Nicht erwähnt wird auch das Interesse der dschihadistisch-salafistischen Oppositionsgruppen, die sich nie der Waffenruhe verpflichtet fühlten, daran, die Versorgungsstraße unter Kontrolle zu bringen, die für die von ihnen beherrschten Stadtteile von entscheidender Bedeutung ist. In dieser Zone finden seit Wochen Kämpfe statt. Sie sind der Kontext auch zum Angriff auf den Hilfskonvoi.

Zur umkämpften Zone in den südwestlichen Außenbezirken Aleppos gab es heute eine Meldung von der russischen Nachrichtenagentur Tass, wonach syrische Einheiten im Stadtdistrikt Ramousseh nach Minen suchen und sie entfernen. Angedeutet wird, dass dies in Hinsicht auf Hilfslieferungen geschieht, die Ramousseh passieren müssen.

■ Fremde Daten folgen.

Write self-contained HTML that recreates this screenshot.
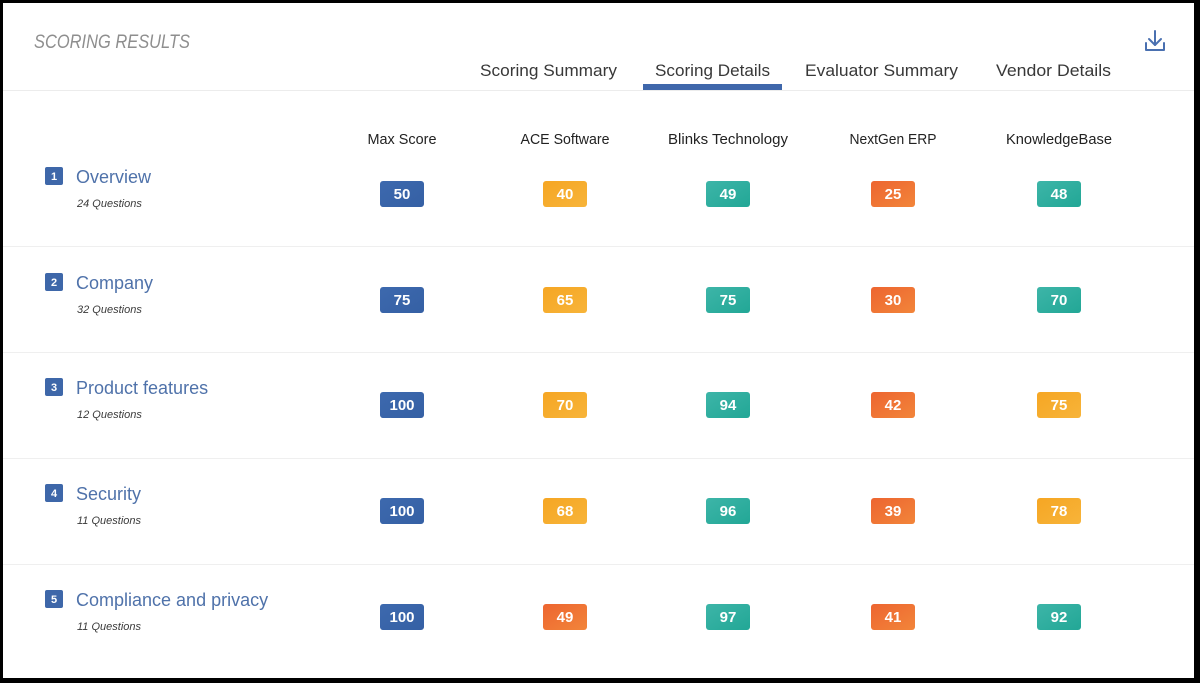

Also hält man in Damaskus und in Moskau daran fest, dass es Hilfslieferungen geben wird. Gestern gab es Hilfslieferungen in vier syrische Städte, nach Madaja und Sabdani in der Nähe der Hauptstadt Damaskus sowie nach Fua und Kefraja in der nordwestlichen Provinz Idlib, meldet die Tagesschau.